To do: Return all of the data exactly, with nothing left out but the pictures.

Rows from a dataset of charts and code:
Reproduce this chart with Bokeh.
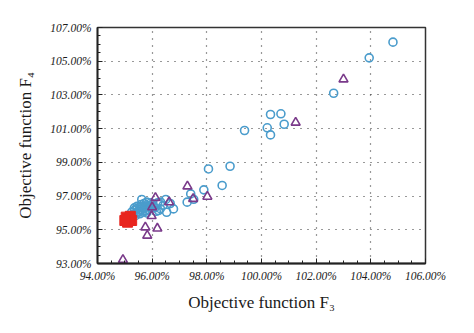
from bokeh.plotting import figure
from bokeh.models import FixedTicker, PrintfTickFormatter
from bokeh.embed import file_html
from bokeh.resources import INLINE

# Data (objective values in %)
circ_x = [104.81, 103.94, 102.64, 99.38, 100.21, 100.33, 100.33, 100.71, 100.83,
          98.06, 98.85, 98.56, 97.89, 97.41, 97.52, 97.28,
          95.62, 96.50, 96.31, 96.66, 96.78, 96.53, 96.23, 95.92, 95.80,
          95.30, 95.40, 95.50, 95.60, 95.70, 95.80, 95.90, 96.00, 95.45, 95.65,
          95.55, 95.75, 95.85, 96.10, 95.35, 95.60, 96.20, 95.95, 95.25, 96.40,
          95.35, 95.45, 95.55, 95.65, 95.75, 95.85, 95.95, 96.05, 95.40, 95.50,
          95.70, 95.80, 96.15, 96.30]
circ_y = [106.13, 105.20, 103.10, 100.89, 101.05, 100.63, 101.84, 101.88, 101.26,
          98.61, 98.77, 97.63, 97.37, 97.13, 96.81, 96.64,
          96.80, 96.80, 96.64, 96.56, 96.24, 96.04, 96.14, 96.34, 96.64,
          95.90, 96.00, 96.10, 96.20, 96.30, 96.35, 96.45, 96.50, 96.25, 96.40,
          95.95, 96.15, 96.20, 96.30, 96.15, 96.50, 96.60, 96.60, 96.05, 96.45,
          96.30, 96.40, 96.35, 96.05, 96.10, 96.40, 96.30, 96.35, 95.85, 96.05,
          96.55, 96.00, 96.10, 96.25]

tri_x = [103.00, 101.25, 97.29, 98.02, 97.50, 96.12, 96.62, 96.00, 95.98,
         95.75, 96.19, 95.82, 94.93]
tri_y = [103.93, 101.36, 97.58, 96.97, 96.84, 96.90, 96.64, 96.34, 95.82,
         95.15, 95.08, 94.66, 93.22]

sq_x = [95.05, 95.15, 95.10, 95.25, 95.20, 95.00]
sq_y = [95.75, 95.60, 95.45, 95.55, 95.80, 95.55]

x_ticks = [94, 96, 98, 100, 102, 104, 106]
y_ticks = [93, 95, 97, 99, 101, 103, 105, 107]

p = figure(width=474, height=333, x_range=(94, 106), y_range=(93, 107),
           output_backend="svg", toolbar_location=None,
           min_border_left=97, min_border_right=49,
           min_border_top=27, min_border_bottom=70)

p.scatter(circ_x, circ_y, marker="circle", size=8, fill_color=None,
          line_color="#4a9ccc", line_width=1.6)
p.scatter(tri_x, tri_y, marker="triangle", size=9, fill_color=None,
          line_color="#7a3a8a", line_width=1.6)
p.scatter(sq_x, sq_y, marker="square", size=10, fill_color="#e8261f",
          line_color="#e8261f")

minor_x = [94 + 0.5 * i for i in range(25)]
minor_y = [93 + 0.5 * i for i in range(29)]
p.xaxis.ticker = FixedTicker(ticks=x_ticks, minor_ticks=minor_x)
p.yaxis.ticker = FixedTicker(ticks=y_ticks, minor_ticks=minor_y)
p.xaxis.formatter = PrintfTickFormatter(format="%.2f%%")
p.yaxis.formatter = PrintfTickFormatter(format="%.2f%%")

for ax in (p.xaxis, p.yaxis):
    ax.major_tick_in = 5
    ax.major_tick_out = 0
    ax.minor_tick_in = 3
    ax.minor_tick_out = 0
    ax.axis_line_color = "#222222"
    ax.axis_line_width = 1.8
    ax.major_tick_line_color = "#222222"
    ax.minor_tick_line_color = "#222222"
    ax.major_label_text_font = "Liberation Serif"
    ax.major_label_text_font_style = "italic"
    ax.major_label_text_font_size = "11.5px"
    ax.major_label_text_color = "#1a1a1a"
    ax.axis_label_text_font = "Liberation Serif"
    ax.axis_label_text_font_style = "normal"
    ax.axis_label_text_font_size = "17px"
    ax.axis_label_text_color = "#1a1a1a"

p.xaxis.axis_label = "Objective function F\u2083"
p.yaxis.axis_label = "Objective function F\u2084"
p.xaxis.major_label_standoff = 6
p.yaxis.major_label_standoff = 6
p.xaxis.axis_label_standoff = 8
p.yaxis.axis_label_standoff = 12

p.grid.grid_line_color = "#333333"
p.grid.grid_line_dash = "1 6"
p.grid.grid_line_width = 1.2

p.outline_line_color = "#333333"
p.outline_line_width = 1.5
p.background_fill_color = "white"
p.border_fill_color = "white"

open("out.html", "w").write(file_html(p, INLINE))
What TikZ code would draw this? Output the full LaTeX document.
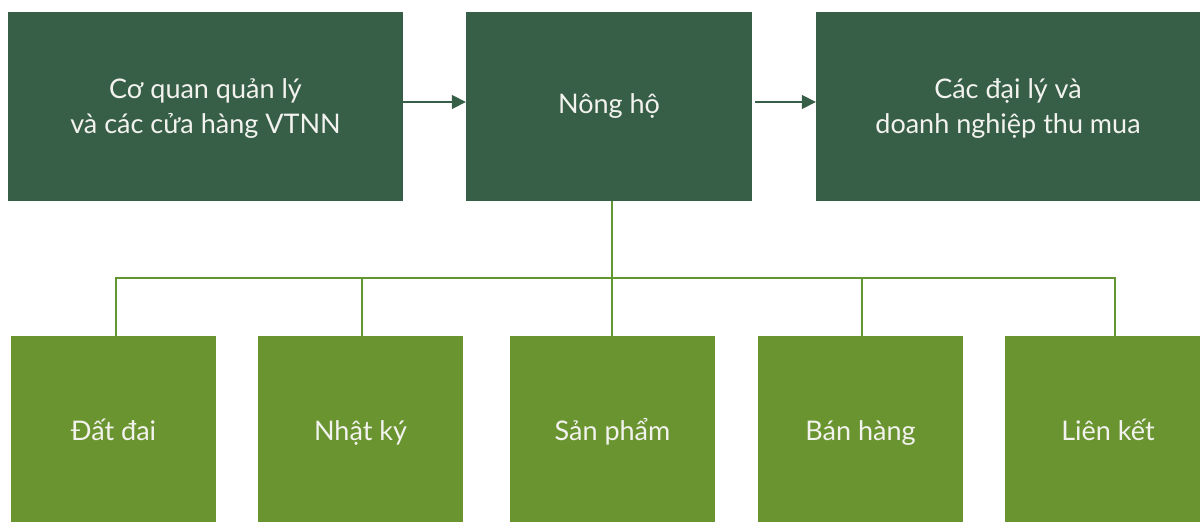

Task response:
Reproduce this chart with Bokeh.
from bokeh.plotting import figure
from bokeh.models import FixedTicker, PrintfTickFormatter
from bokeh.embed import file_html
from bokeh.resources import INLINE

# Data (objective values in %)
circ_x = [104.81, 103.94, 102.64, 99.38, 100.21, 100.33, 100.33, 100.71, 100.83,
          98.06, 98.85, 98.56, 97.89, 97.41, 97.52, 97.28,
          95.62, 96.50, 96.31, 96.66, 96.78, 96.53, 96.23, 95.92, 95.80,
          95.30, 95.40, 95.50, 95.60, 95.70, 95.80, 95.90, 96.00, 95.45, 95.65,
          95.55, 95.75, 95.85, 96.10, 95.35, 95.60, 96.20, 95.95, 95.25, 96.40,
          95.35, 95.45, 95.55, 95.65, 95.75, 95.85, 95.95, 96.05, 95.40, 95.50,
          95.70, 95.80, 96.15, 96.30]
circ_y = [106.13, 105.20, 103.10, 100.89, 101.05, 100.63, 101.84, 101.88, 101.26,
          98.61, 98.77, 97.63, 97.37, 97.13, 96.81, 96.64,
          96.80, 96.80, 96.64, 96.56, 96.24, 96.04, 96.14, 96.34, 96.64,
          95.90, 96.00, 96.10, 96.20, 96.30, 96.35, 96.45, 96.50, 96.25, 96.40,
          95.95, 96.15, 96.20, 96.30, 96.15, 96.50, 96.60, 96.60, 96.05, 96.45,
          96.30, 96.40, 96.35, 96.05, 96.10, 96.40, 96.30, 96.35, 95.85, 96.05,
          96.55, 96.00, 96.10, 96.25]

tri_x = [103.00, 101.25, 97.29, 98.02, 97.50, 96.12, 96.62, 96.00, 95.98,
         95.75, 96.19, 95.82, 94.93]
tri_y = [103.93, 101.36, 97.58, 96.97, 96.84, 96.90, 96.64, 96.34, 95.82,
         95.15, 95.08, 94.66, 93.22]

sq_x = [95.05, 95.15, 95.10, 95.25, 95.20, 95.00]
sq_y = [95.75, 95.60, 95.45, 95.55, 95.80, 95.55]

x_ticks = [94, 96, 98, 100, 102, 104, 106]
y_ticks = [93, 95, 97, 99, 101, 103, 105, 107]

p = figure(width=474, height=333, x_range=(94, 106), y_range=(93, 107),
           output_backend="svg", toolbar_location=None,
           min_border_left=97, min_border_right=49,
           min_border_top=27, min_border_bottom=70)

p.scatter(circ_x, circ_y, marker="circle", size=8, fill_color=None,
          line_color="#4a9ccc", line_width=1.6)
p.scatter(tri_x, tri_y, marker="triangle", size=9, fill_color=None,
          line_color="#7a3a8a", line_width=1.6)
p.scatter(sq_x, sq_y, marker="square", size=10, fill_color="#e8261f",
          line_color="#e8261f")

minor_x = [94 + 0.5 * i for i in range(25)]
minor_y = [93 + 0.5 * i for i in range(29)]
p.xaxis.ticker = FixedTicker(ticks=x_ticks, minor_ticks=minor_x)
p.yaxis.ticker = FixedTicker(ticks=y_ticks, minor_ticks=minor_y)
p.xaxis.formatter = PrintfTickFormatter(format="%.2f%%")
p.yaxis.formatter = PrintfTickFormatter(format="%.2f%%")

for ax in (p.xaxis, p.yaxis):
    ax.major_tick_in = 5
    ax.major_tick_out = 0
    ax.minor_tick_in = 3
    ax.minor_tick_out = 0
    ax.axis_line_color = "#222222"
    ax.axis_line_width = 1.8
    ax.major_tick_line_color = "#222222"
    ax.minor_tick_line_color = "#222222"
    ax.major_label_text_font = "Liberation Serif"
    ax.major_label_text_font_style = "italic"
    ax.major_label_text_font_size = "11.5px"
    ax.major_label_text_color = "#1a1a1a"
    ax.axis_label_text_font = "Liberation Serif"
    ax.axis_label_text_font_style = "normal"
    ax.axis_label_text_font_size = "17px"
    ax.axis_label_text_color = "#1a1a1a"

p.xaxis.axis_label = "Objective function F\u2083"
p.yaxis.axis_label = "Objective function F\u2084"
p.xaxis.major_label_standoff = 6
p.yaxis.major_label_standoff = 6
p.xaxis.axis_label_standoff = 8
p.yaxis.axis_label_standoff = 12

p.grid.grid_line_color = "#333333"
p.grid.grid_line_dash = "1 6"
p.grid.grid_line_width = 1.2

p.outline_line_color = "#333333"
p.outline_line_width = 1.5
p.background_fill_color = "white"
p.border_fill_color = "white"

open("out.html", "w").write(file_html(p, INLINE))
What TikZ code would draw this? Output the full LaTeX document.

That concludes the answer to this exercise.